>> begin INPUT
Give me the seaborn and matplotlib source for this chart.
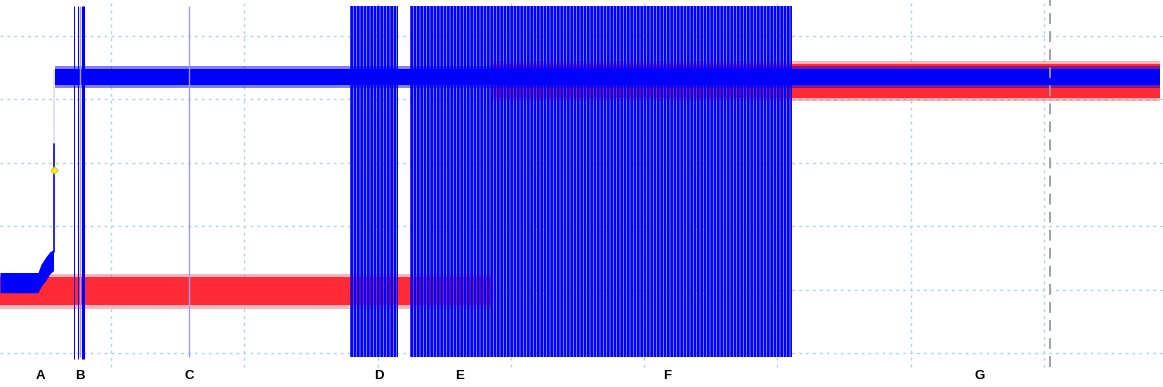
>> end INPUT
>> begin INPUT
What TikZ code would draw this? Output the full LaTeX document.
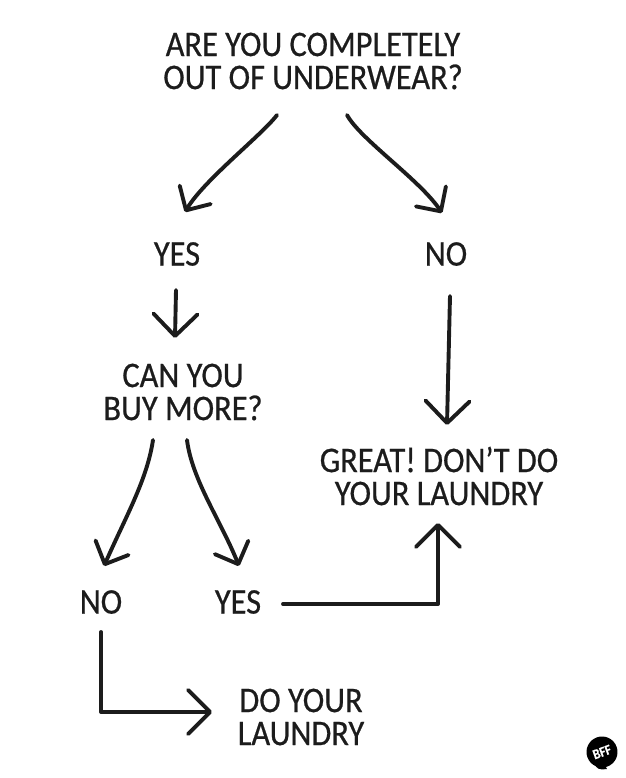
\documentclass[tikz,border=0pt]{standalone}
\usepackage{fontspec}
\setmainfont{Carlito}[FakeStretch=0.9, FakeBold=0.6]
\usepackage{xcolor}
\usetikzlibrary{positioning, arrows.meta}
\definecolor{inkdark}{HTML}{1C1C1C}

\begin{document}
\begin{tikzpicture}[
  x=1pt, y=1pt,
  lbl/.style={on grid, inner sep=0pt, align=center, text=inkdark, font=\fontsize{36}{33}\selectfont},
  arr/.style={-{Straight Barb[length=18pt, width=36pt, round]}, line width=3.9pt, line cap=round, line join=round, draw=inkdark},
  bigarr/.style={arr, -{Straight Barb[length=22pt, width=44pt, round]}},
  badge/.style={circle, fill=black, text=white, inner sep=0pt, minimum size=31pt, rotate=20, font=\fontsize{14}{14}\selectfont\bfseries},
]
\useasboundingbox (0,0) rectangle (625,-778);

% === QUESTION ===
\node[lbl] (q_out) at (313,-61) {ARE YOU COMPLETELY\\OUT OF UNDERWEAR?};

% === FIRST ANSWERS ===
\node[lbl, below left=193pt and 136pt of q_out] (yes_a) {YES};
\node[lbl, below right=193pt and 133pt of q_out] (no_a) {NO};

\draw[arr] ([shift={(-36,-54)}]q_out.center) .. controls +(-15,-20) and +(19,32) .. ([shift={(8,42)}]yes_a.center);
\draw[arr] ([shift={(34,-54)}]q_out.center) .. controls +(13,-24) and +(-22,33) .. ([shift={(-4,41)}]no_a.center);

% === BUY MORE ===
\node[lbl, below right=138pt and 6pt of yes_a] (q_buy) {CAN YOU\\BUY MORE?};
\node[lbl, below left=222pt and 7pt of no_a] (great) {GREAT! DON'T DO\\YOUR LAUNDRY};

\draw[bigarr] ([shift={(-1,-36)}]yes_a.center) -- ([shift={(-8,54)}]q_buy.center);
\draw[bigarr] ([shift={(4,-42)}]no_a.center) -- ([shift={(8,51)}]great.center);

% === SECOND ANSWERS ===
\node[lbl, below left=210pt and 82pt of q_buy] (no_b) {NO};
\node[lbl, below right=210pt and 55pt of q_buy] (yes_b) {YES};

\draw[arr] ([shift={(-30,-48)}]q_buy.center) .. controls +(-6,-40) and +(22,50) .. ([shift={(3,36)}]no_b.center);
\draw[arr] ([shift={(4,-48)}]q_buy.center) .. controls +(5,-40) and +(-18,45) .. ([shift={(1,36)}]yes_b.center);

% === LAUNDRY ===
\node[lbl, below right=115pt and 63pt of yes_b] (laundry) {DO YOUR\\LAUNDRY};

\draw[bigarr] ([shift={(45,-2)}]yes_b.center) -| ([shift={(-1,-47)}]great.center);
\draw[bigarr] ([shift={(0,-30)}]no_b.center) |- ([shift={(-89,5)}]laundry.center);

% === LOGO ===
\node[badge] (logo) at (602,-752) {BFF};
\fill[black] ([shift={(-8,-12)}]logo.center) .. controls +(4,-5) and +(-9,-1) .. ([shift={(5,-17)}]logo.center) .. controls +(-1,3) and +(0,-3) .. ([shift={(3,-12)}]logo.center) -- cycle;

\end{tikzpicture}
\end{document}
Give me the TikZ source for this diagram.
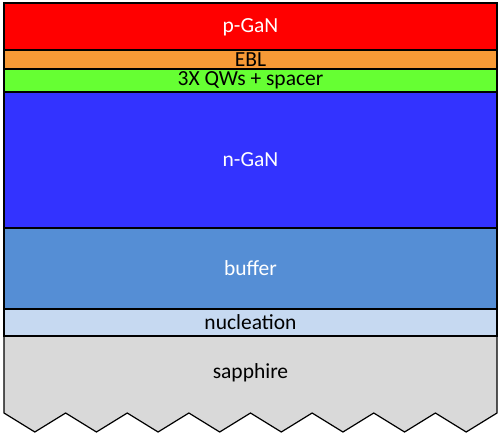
>> end INPUT
>> begin INPUT
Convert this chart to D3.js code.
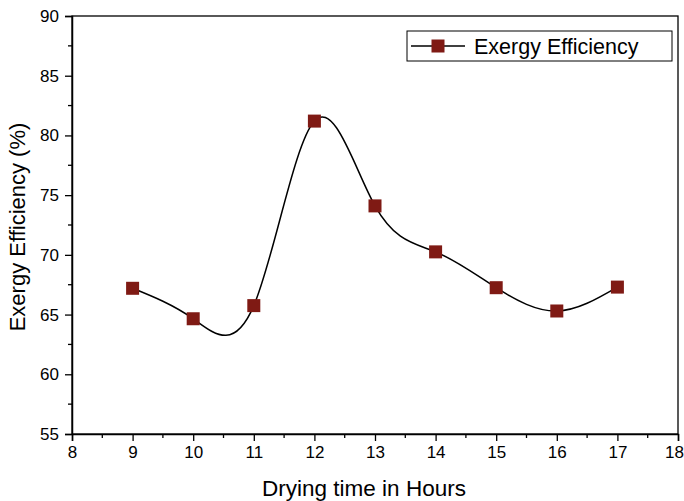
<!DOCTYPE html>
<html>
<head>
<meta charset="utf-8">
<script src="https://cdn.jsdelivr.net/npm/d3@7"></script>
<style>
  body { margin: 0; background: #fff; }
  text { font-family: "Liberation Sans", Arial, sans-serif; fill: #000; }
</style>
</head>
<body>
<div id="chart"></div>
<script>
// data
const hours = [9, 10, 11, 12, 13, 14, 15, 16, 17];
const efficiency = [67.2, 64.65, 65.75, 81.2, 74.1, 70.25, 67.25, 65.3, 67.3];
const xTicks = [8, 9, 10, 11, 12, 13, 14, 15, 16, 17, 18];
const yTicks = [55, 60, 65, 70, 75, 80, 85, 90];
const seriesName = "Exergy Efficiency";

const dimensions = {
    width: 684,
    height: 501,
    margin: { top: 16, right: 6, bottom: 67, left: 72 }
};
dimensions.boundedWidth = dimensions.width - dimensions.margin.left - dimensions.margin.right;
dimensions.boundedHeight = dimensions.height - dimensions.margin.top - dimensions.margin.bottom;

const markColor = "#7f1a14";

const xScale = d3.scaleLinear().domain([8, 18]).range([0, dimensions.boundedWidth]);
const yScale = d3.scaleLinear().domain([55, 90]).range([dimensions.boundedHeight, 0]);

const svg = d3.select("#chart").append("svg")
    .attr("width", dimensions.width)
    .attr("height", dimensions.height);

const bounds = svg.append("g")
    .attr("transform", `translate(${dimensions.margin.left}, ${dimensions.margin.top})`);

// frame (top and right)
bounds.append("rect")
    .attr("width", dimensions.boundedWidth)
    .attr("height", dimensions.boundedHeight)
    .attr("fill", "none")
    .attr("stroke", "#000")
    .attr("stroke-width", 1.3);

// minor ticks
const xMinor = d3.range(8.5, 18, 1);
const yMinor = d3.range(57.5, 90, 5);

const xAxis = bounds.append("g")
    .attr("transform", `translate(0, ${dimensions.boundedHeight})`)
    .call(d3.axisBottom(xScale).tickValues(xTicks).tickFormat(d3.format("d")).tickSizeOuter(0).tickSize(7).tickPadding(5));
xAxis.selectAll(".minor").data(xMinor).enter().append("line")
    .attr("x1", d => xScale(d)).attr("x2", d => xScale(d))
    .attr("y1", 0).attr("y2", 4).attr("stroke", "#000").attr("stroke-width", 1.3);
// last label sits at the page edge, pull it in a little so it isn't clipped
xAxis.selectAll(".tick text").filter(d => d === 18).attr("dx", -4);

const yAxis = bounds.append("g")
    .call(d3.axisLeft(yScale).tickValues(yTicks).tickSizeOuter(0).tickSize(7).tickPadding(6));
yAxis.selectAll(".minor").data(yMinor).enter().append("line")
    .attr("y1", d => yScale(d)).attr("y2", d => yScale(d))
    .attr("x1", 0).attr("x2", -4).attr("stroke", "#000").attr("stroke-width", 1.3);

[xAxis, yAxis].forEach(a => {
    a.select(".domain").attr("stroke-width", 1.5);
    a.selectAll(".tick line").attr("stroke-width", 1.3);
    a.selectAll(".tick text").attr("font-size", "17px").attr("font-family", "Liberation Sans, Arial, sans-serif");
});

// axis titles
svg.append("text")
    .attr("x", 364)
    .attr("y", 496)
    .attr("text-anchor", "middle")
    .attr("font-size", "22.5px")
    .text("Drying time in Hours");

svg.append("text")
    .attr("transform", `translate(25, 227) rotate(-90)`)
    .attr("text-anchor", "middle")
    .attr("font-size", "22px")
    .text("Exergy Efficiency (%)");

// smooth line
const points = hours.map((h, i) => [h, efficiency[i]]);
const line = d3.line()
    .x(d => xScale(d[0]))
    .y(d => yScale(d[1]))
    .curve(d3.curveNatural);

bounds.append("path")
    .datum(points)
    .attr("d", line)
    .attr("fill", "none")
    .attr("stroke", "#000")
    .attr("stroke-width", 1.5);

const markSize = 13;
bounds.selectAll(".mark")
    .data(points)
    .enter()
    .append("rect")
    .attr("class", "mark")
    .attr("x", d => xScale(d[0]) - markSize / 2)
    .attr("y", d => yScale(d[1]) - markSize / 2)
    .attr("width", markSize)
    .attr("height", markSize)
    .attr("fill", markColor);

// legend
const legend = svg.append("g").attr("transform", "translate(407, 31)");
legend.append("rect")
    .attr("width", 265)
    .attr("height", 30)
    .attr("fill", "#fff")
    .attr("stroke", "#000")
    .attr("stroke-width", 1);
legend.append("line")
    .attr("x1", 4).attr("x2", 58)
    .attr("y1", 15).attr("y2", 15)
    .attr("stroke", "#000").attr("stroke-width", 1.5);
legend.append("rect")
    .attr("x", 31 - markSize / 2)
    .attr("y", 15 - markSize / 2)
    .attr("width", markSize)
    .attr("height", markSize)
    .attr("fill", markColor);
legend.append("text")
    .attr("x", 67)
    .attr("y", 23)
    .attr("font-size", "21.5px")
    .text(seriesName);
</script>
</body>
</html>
>> end INPUT
» **SET EXERCISE**: Compute the number of lines above that contain the string "chart". Reply with that value only.

» **FINAL ANSWER**: 4